■ **What the exercise asks**
Return the entries verbatim and drop every picture.

Charts and diagrams as code

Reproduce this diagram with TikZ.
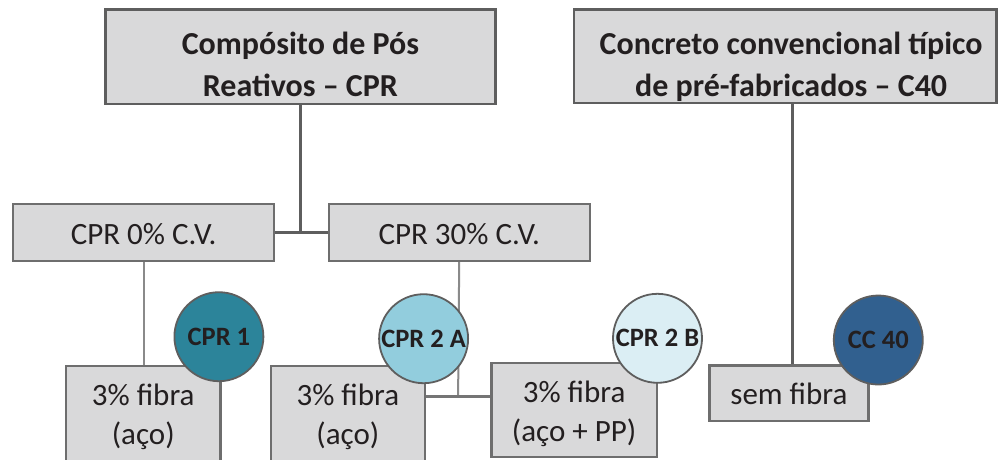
\documentclass[tikz,border=0pt]{standalone}
\usepackage{fontspec}
\setmainfont{Carlito}
\definecolor{boxfill}{HTML}{D9D9DA}
\definecolor{boxline}{HTML}{6E6E6E}
\definecolor{txt}{HTML}{231F20}
\definecolor{linedark}{HTML}{5E5E5E}
\definecolor{linelight}{HTML}{8A8A8A}
\definecolor{cprone}{HTML}{2C849A}
\definecolor{cprtwoa}{HTML}{92CDDD}
\definecolor{cprtwob}{HTML}{DBEEF4}
\definecolor{ccforty}{HTML}{31608F}
\begin{document}
\begin{tikzpicture}[x=1pt,y=-1pt,
  box/.style={draw=boxline, line width=2.2pt, fill=boxfill, inner xsep=0pt, inner ysep=0pt,
    anchor=north west, align=center, text=txt, font=\fontsize{31}{38.5}\selectfont},
  titlebox/.style={box, line width=2.6pt, draw=linedark, font=\fontsize{32}{41.7}\selectfont\bfseries},
  badge/.style={circle, draw=linedark, line width=1.8pt, inner sep=0pt, minimum size=89pt,
    text=txt, font=\fontsize{26.5}{30}\selectfont\bfseries},
  thick line/.style={draw=linedark, line width=3pt},
  thin line/.style={draw=linelight, line width=2pt}]
\clip (0,0) rectangle (998,459);
\fill[white] (0,0) rectangle (998,459);

% top boxes
\node[titlebox, minimum width=390.3pt, text height=86.7pt, text depth=7.7pt] (cpr) at (104,8.3)
  {Compósito de Pós\\Reativos – CPR};
\node[titlebox, minimum width=422.3pt, text height=86.7pt, text depth=6.7pt] (cc) at (572.7,8.3)
  {\hspace*{12pt}Concreto convencional típico\\\hspace*{12pt}de pré-fabricados – C40};

% middle boxes
\node[box, minimum width=261pt, text height=40.6pt, text depth=16.7pt] (cv0) at (12,202.7) {CPR 0\% C.V.};
\node[box, minimum width=261pt, text height=40.6pt, text depth=16.7pt] (cv30) at (327.6,202.7) {CPR 30\% C.V.};

% bottom boxes
\node[box, minimum width=154.3pt, text height=78pt, text depth=32pt] (f1) at (65,365) {3\% fibra\\(aço)};
\node[box, minimum width=154.5pt, text height=78pt, text depth=32pt] (f2) at (269.5,365) {3\% fibra\\(aço)};
\node[box, minimum width=165.4pt, text height=78.3pt, text depth=16pt] (f3) at (490.3,361.7) {3\% fibra\\(aço + PP)};
\node[box, minimum width=159pt, text height=39pt, text depth=16.7pt] (sf) at (708.3,364.3) {sem fibra};

% connectors
\coordinate (jn) at (458.1,396.7);
\coordinate (ccx) at (792.3,0);
\draw[thick line] (cv0.east) -- (cv30.west);
\draw[thick line] (cpr.south) -- (cpr.south |- cv0.east);
\draw[thin line] (cv0.south) -- (cv0.south |- f1.north);
\draw[thin line] (cv30.south) -- (jn);
\draw[thick line, draw=linelight!85!black] (f2.east |- jn) -- (f3.west |- jn);
\draw[thick line] (cc.south -| ccx) -- (sf.north -| ccx);

% badges
\node[badge, fill=cprone] (b1) at (218.9,336.7) {CPR 1};
\node[badge, fill=cprtwoa] (b2a) at (423.6,338.7) {CPR 2 A};
\node[badge, fill=cprtwob] (b2b) at (657.5,338.3) {CPR 2 B};
\node[badge, fill=ccforty] (b40) at (878.3,340) {CC 40};
\end{tikzpicture}
\end{document}
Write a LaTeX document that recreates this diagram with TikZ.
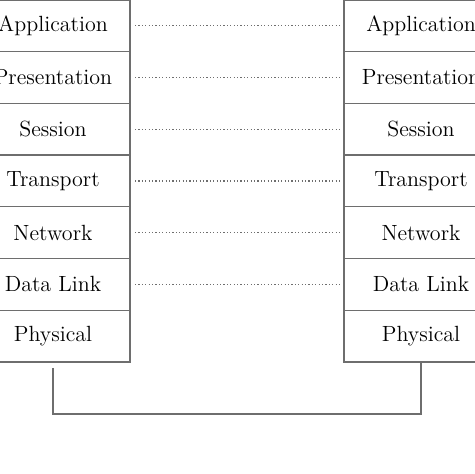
\documentclass[tikz,border=0pt]{standalone}
\usepackage{tikz}
\usetikzlibrary{positioning, calc}

\definecolor{linegray}{RGB}{110,110,110}

\begin{document}
\begin{tikzpicture}[
		x=0.5pt,
		y=0.5pt,
		font=\fontsize{11}{13}\selectfont,
		layer/.style={draw=linegray, line width=0.6pt, minimum width=77pt, minimum height=25.85pt, inner sep=0pt, outer sep=0pt},
		peerlink/.style={draw=linegray, line width=0.6pt, dash pattern=on 0.6pt off 1.1pt},
		wire/.style={draw=linegray, line width=0.7pt}
		]
		\useasboundingbox (0,0) rectangle (474,-474);
		
		% Layer stacks
		\foreach \i/\name in {
			1/Application,
			2/Presentation,
			3/Session,
			4/Transport,
			5/Network,
			6/Data Link,
			7/Physical
		}{
			\node[layer] (l\i) at (53,{-25.85-51.7*(\i-1)}) {\name};
			\node[layer] (r\i) at (421,{-25.85-51.7*(\i-1)}) {\name};
		}
		
		% Peer links
		\foreach \i in {1,...,6}{
			\draw[peerlink] ([xshift=2.5pt]l\i.east) -- ([xshift=-2pt]r\i.west);
		}
		
		% Physical medium
		\draw[wire] ([yshift=-3pt]l7.south) |- ([yshift=-26pt]r7.south) -- (r7.south);
		
	\end{tikzpicture}
\end{document}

■ **Exercise result**
Reproduce this diagram with TikZ.
\documentclass[tikz,border=0pt]{standalone}
\usepackage{fontspec}
\setmainfont{Carlito}
\definecolor{boxfill}{HTML}{D9D9DA}
\definecolor{boxline}{HTML}{6E6E6E}
\definecolor{txt}{HTML}{231F20}
\definecolor{linedark}{HTML}{5E5E5E}
\definecolor{linelight}{HTML}{8A8A8A}
\definecolor{cprone}{HTML}{2C849A}
\definecolor{cprtwoa}{HTML}{92CDDD}
\definecolor{cprtwob}{HTML}{DBEEF4}
\definecolor{ccforty}{HTML}{31608F}
\begin{document}
\begin{tikzpicture}[x=1pt,y=-1pt,
  box/.style={draw=boxline, line width=2.2pt, fill=boxfill, inner xsep=0pt, inner ysep=0pt,
    anchor=north west, align=center, text=txt, font=\fontsize{31}{38.5}\selectfont},
  titlebox/.style={box, line width=2.6pt, draw=linedark, font=\fontsize{32}{41.7}\selectfont\bfseries},
  badge/.style={circle, draw=linedark, line width=1.8pt, inner sep=0pt, minimum size=89pt,
    text=txt, font=\fontsize{26.5}{30}\selectfont\bfseries},
  thick line/.style={draw=linedark, line width=3pt},
  thin line/.style={draw=linelight, line width=2pt}]
\clip (0,0) rectangle (998,459);
\fill[white] (0,0) rectangle (998,459);

% top boxes
\node[titlebox, minimum width=390.3pt, text height=86.7pt, text depth=7.7pt] (cpr) at (104,8.3)
  {Compósito de Pós\\Reativos – CPR};
\node[titlebox, minimum width=422.3pt, text height=86.7pt, text depth=6.7pt] (cc) at (572.7,8.3)
  {\hspace*{12pt}Concreto convencional típico\\\hspace*{12pt}de pré-fabricados – C40};

% middle boxes
\node[box, minimum width=261pt, text height=40.6pt, text depth=16.7pt] (cv0) at (12,202.7) {CPR 0\% C.V.};
\node[box, minimum width=261pt, text height=40.6pt, text depth=16.7pt] (cv30) at (327.6,202.7) {CPR 30\% C.V.};

% bottom boxes
\node[box, minimum width=154.3pt, text height=78pt, text depth=32pt] (f1) at (65,365) {3\% fibra\\(aço)};
\node[box, minimum width=154.5pt, text height=78pt, text depth=32pt] (f2) at (269.5,365) {3\% fibra\\(aço)};
\node[box, minimum width=165.4pt, text height=78.3pt, text depth=16pt] (f3) at (490.3,361.7) {3\% fibra\\(aço + PP)};
\node[box, minimum width=159pt, text height=39pt, text depth=16.7pt] (sf) at (708.3,364.3) {sem fibra};

% connectors
\coordinate (jn) at (458.1,396.7);
\coordinate (ccx) at (792.3,0);
\draw[thick line] (cv0.east) -- (cv30.west);
\draw[thick line] (cpr.south) -- (cpr.south |- cv0.east);
\draw[thin line] (cv0.south) -- (cv0.south |- f1.north);
\draw[thin line] (cv30.south) -- (jn);
\draw[thick line, draw=linelight!85!black] (f2.east |- jn) -- (f3.west |- jn);
\draw[thick line] (cc.south -| ccx) -- (sf.north -| ccx);

% badges
\node[badge, fill=cprone] (b1) at (218.9,336.7) {CPR 1};
\node[badge, fill=cprtwoa] (b2a) at (423.6,338.7) {CPR 2 A};
\node[badge, fill=cprtwob] (b2b) at (657.5,338.3) {CPR 2 B};
\node[badge, fill=ccforty] (b40) at (878.3,340) {CC 40};
\end{tikzpicture}
\end{document}
Write a LaTeX document that recreates this diagram with TikZ.
\documentclass[tikz,border=0pt]{standalone}
\usepackage{tikz}
\usetikzlibrary{positioning, calc}

\definecolor{linegray}{RGB}{110,110,110}

\begin{document}
\begin{tikzpicture}[
		x=0.5pt,
		y=0.5pt,
		font=\fontsize{11}{13}\selectfont,
		layer/.style={draw=linegray, line width=0.6pt, minimum width=77pt, minimum height=25.85pt, inner sep=0pt, outer sep=0pt},
		peerlink/.style={draw=linegray, line width=0.6pt, dash pattern=on 0.6pt off 1.1pt},
		wire/.style={draw=linegray, line width=0.7pt}
		]
		\useasboundingbox (0,0) rectangle (474,-474);
		
		% Layer stacks
		\foreach \i/\name in {
			1/Application,
			2/Presentation,
			3/Session,
			4/Transport,
			5/Network,
			6/Data Link,
			7/Physical
		}{
			\node[layer] (l\i) at (53,{-25.85-51.7*(\i-1)}) {\name};
			\node[layer] (r\i) at (421,{-25.85-51.7*(\i-1)}) {\name};
		}
		
		% Peer links
		\foreach \i in {1,...,6}{
			\draw[peerlink] ([xshift=2.5pt]l\i.east) -- ([xshift=-2pt]r\i.west);
		}
		
		% Physical medium
		\draw[wire] ([yshift=-3pt]l7.south) |- ([yshift=-26pt]r7.south) -- (r7.south);
		
	\end{tikzpicture}
\end{document}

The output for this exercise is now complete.